A nation deprived of art has lost one of its life veins*
In this country, 49 percent of us have never been to a movie in their lives, 39 percent of us have never read a book, 66 percent of us have never gone to a concert or the theater; 86 percent of us have never been to a hobby course. The most frequent activity 85 percent of us have done is watch television, according to an IPSOS poll from last year.
Box office figures are high, but as you know, they are films like Recep İvedik and its derivatives.
In their free time, 93.9 percent of young people watch television, according to the Turkish Statistical Institute. When there are no quality culture and arts classes in schools, there are not many who develop a hobby related to culture and the arts.
In the Good Country Index, Turkey is in 58th place in culture.
All of this points to a similar situation: Society does not raise a finger to attend cultural activities. This can only be overcome with mobilization where everybody from civil society to institutions assumes a role.

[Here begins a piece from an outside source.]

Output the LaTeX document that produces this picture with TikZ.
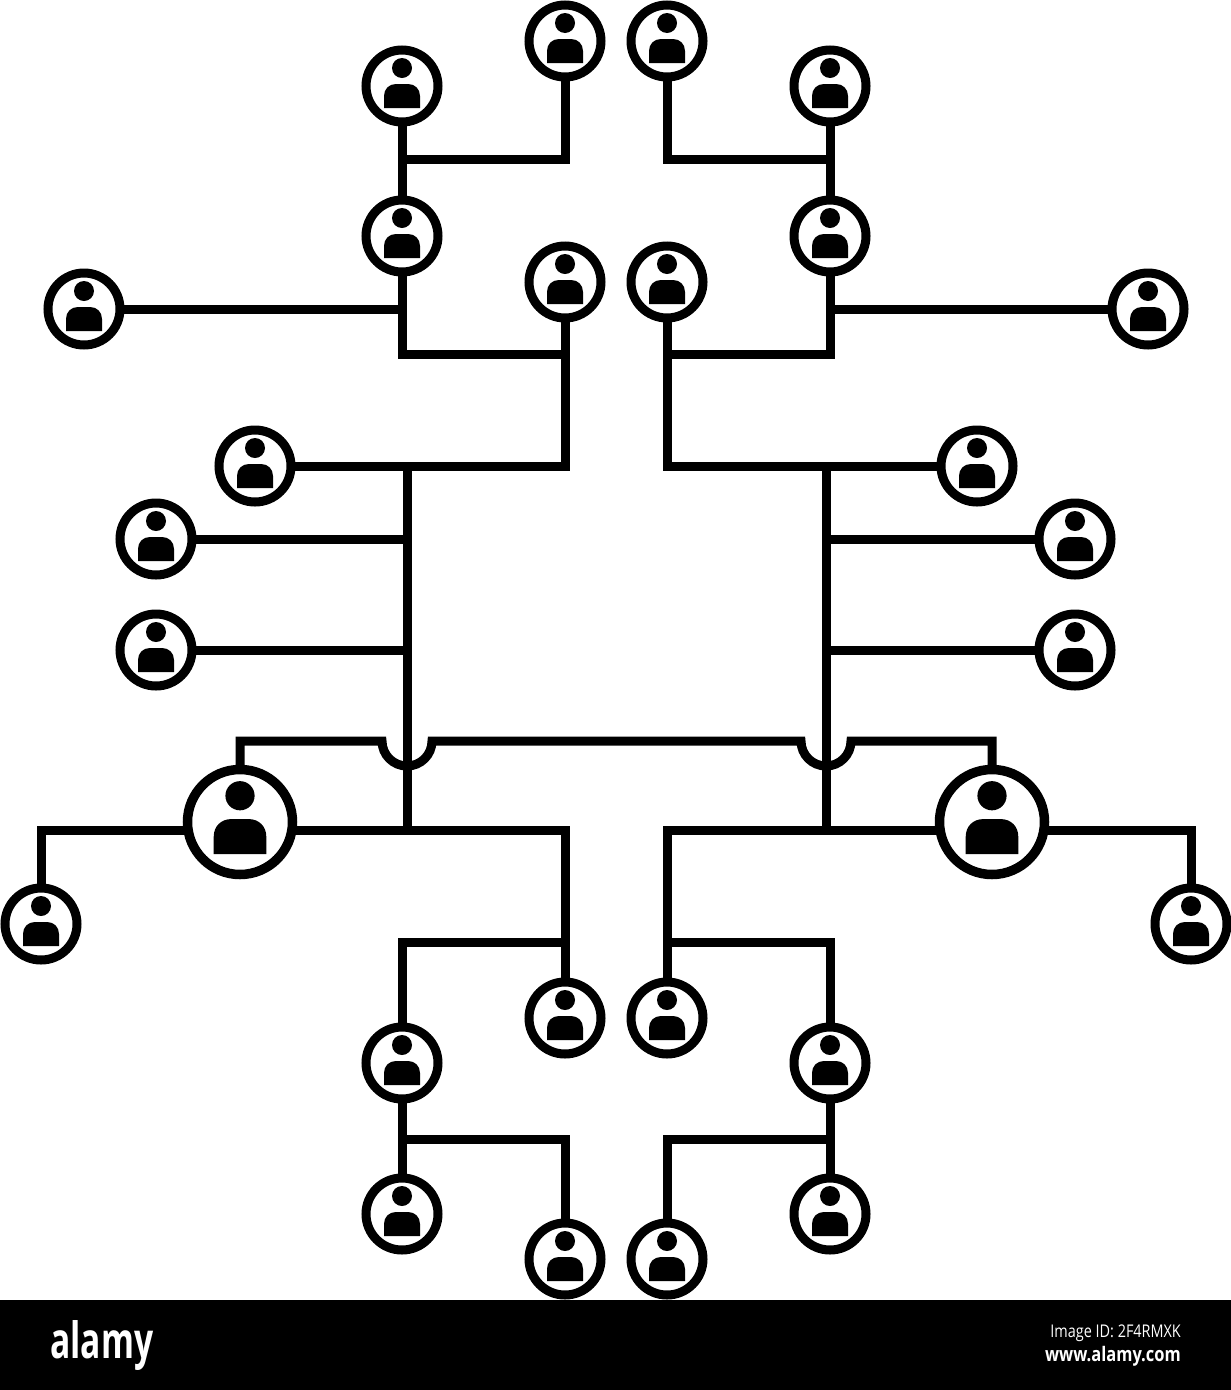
\documentclass[tikz,border=0pt]{standalone}
\usepackage{fontspec}
\setmainfont{Open Sans}
\tikzset{
  person/.style={circle,draw=black,fill=white,line width=9pt,inner sep=0pt,outer sep=0pt,minimum size=72pt},
  bigperson/.style={person,minimum size=105pt,line width=9.5pt},
  wire/.style={draw=black,line width=9pt,line join=miter,line cap=butt},
  pics/usericon/.style={code={
    \fill[black] (0,-18) circle[radius=10];
    \fill[black] (-18,22) -- (-18,10) .. controls (-18,3) and (-13,-2) .. (-6,-2) -- (6,-2) .. controls (13,-2) and (18,3) .. (18,10) -- (18,22) -- cycle;
  }}
}
\newcommand{\PersonAt}[3]{\node[person] (#1) at (#2,#3) {}; \pic at (#2,#3) {usericon};}
\newcommand{\BigPersonAt}[3]{\node[bigperson] (#1) at (#2,#3) {}; \pic[scale=1.46] at (#2,#3) {usericon};}
\begin{document}
\begin{tikzpicture}[x=1pt,y=-1pt]
\useasboundingbox (0,0) rectangle (1231,1390);
% upper left
\PersonAt{ula}{565}{41}
\PersonAt{ulb}{402}{86}
\PersonAt{ulc}{402}{236}
\PersonAt{uld}{565}{282}
\PersonAt{ule}{84}{309}
\PersonAt{mla}{255}{466}
\PersonAt{mlb}{156}{539}
\PersonAt{mlc}{156}{650}
% upper right
\PersonAt{ura}{667}{41}
\PersonAt{urb}{830}{86}
\PersonAt{urc}{830}{236}
\PersonAt{urd}{667}{282}
\PersonAt{ure}{1148}{309}
\PersonAt{mra}{977}{466}
\PersonAt{mrb}{1075}{539}
\PersonAt{mrc}{1075}{650}
% hubs
\BigPersonAt{hubl}{240}{822}
\BigPersonAt{hubr}{992}{822}
\PersonAt{fl}{41}{924}
\PersonAt{fr}{1191}{924}
% lower left
\PersonAt{lla}{565}{1018}
\PersonAt{llb}{402}{1063}
\PersonAt{llc}{402}{1214}
\PersonAt{lld}{565}{1259}
% lower right
\PersonAt{lra}{667}{1018}
\PersonAt{lrb}{830}{1063}
\PersonAt{lrc}{830}{1214}
\PersonAt{lrd}{667}{1259}
% junctions
\coordinate (j1l) at (402,159);
\coordinate (j2l) at (402,309);
\coordinate (j3l) at (402,354);
\coordinate (j1r) at (830,159);
\coordinate (j2r) at (830,309);
\coordinate (j3r) at (830,354);
\coordinate (bl0) at (407,466);
\coordinate (bl1) at (407,539);
\coordinate (bl2) at (407,650);
\coordinate (bl3) at (407,830);
\coordinate (br0) at (826,466);
\coordinate (br1) at (826,539);
\coordinate (br2) at (826,650);
\coordinate (br3) at (826,830);
\coordinate (hopl) at (382,741);
\coordinate (hopr) at (801,741);
\coordinate (j4l) at (402,942);
\coordinate (j5l) at (402,1139);
\coordinate (j4r) at (830,942);
\coordinate (j5r) at (830,1139);
% wires upper left
\draw[wire] (ulb.south) -- (ulc.north);
\draw[wire] (ula.south) |- (j1l);
\draw[wire] (ulc.south) -- (j3l) -| (uld.south);
\draw[wire] (ule.east) -- (j2l);
\draw[wire] (uld.south) |- (mla.east);
% wires upper right
\draw[wire] (urb.south) -- (urc.north);
\draw[wire] (ura.south) |- (j1r);
\draw[wire] (urc.south) -- (j3r) -| (urd.south);
\draw[wire] (ure.west) -- (j2r);
\draw[wire] (urd.south) |- (mra.west);
% buses
\draw[wire] (bl0) -- (bl3);
\draw[wire] (br0) -- (br3);
\draw[wire] (mlb.east) -- (bl1);
\draw[wire] (mlc.east) -- (bl2);
\draw[wire] (mrb.west) -- (br1);
\draw[wire] (mrc.west) -- (br2);
% hopping link between hubs
\draw[wire] (hubl.north) |- (hopl) arc[start angle=180,end angle=360,radius=25pt]
  -- (hopr) arc[start angle=180,end angle=360,radius=25pt] -| (hubr.north);
% hub outputs
\draw[wire] (hubl.-9) -| (lla.north);
\draw[wire] (hubr.189) -| (lra.north);
\draw[wire] (hubl.189) -| (fl.north);
\draw[wire] (hubr.-9) -| (fr.north);
% lower left
\draw[wire] (lla.north |- j4l) -- (j4l) -- (llb.north);
\draw[wire] (llb.south) -- (llc.north);
\draw[wire] (j5l) -| (lld.north);
% lower right
\draw[wire] (lra.north |- j4r) -- (j4r) -- (lrb.north);
\draw[wire] (lrb.south) -- (lrc.north);
\draw[wire] (j5r) -| (lrd.north);
% footer
\fill[black] (0,1300) rectangle (1231,1390);
\node[white,anchor=west,inner sep=0pt,font=\bfseries\fontsize{40}{40}\selectfont,xscale=.84,yscale=1.25] (brand) at (50,1345) {alamy};
\node[white,anchor=east,inner sep=0pt,font=\fontsize{14}{14}\selectfont,xscale=1.03,yscale=1.25] (imgid) at (1181,1333) {Image ID: 2F4RMXK};
\node[white,anchor=east,inner sep=0pt,font=\bfseries\fontsize{16}{16}\selectfont,xscale=1.03,yscale=1.25] (site) at (1181,1356) {www.alamy.com};
\end{tikzpicture}
\end{document}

But when we look at it, the institution where several names who have shaped Turkey’s cultural life have passed, Ankara University’s Faculty of Language History and Geography, has come to the point of closing its doors with the latest statutory decrees.
If there are those of you who wonder how we can survive the political and economic crises and keep up our hope, resistance and enthusiasm despite all this, well, the shortest way to it is through culture and the arts.
Without culture and art, there is no life.
According to the “Public Engagement in the Arts 2017” report of Istanbul Foundation for Culture and Arts (İKSV), the key word now is not marketing but participation.
Today, audiences at cultural and artistic events are not consumers for art institutions, they are partners. It’s not numbers but quality that is important.
Nevertheless, what can be done to get more people to participate in various culture and art activities more frequently and more easily?
At least 670,000 people with disabilities live in Istanbul but the culture and arts world cannot reach them.
At the third Istanbul Design Biennial, a hearing-impaired guide led the tour organized for a hearing impaired group. Maybe this is a small step but thanks to this tour, a group of people with disabilities were able to visit a biennial for the first time in their lives.
The municipality of Arnavutköy took a busload of people to the biennial for a week. If institutions, civil society and the public cooperate, these small groups will turn into a true mass in a couple of years.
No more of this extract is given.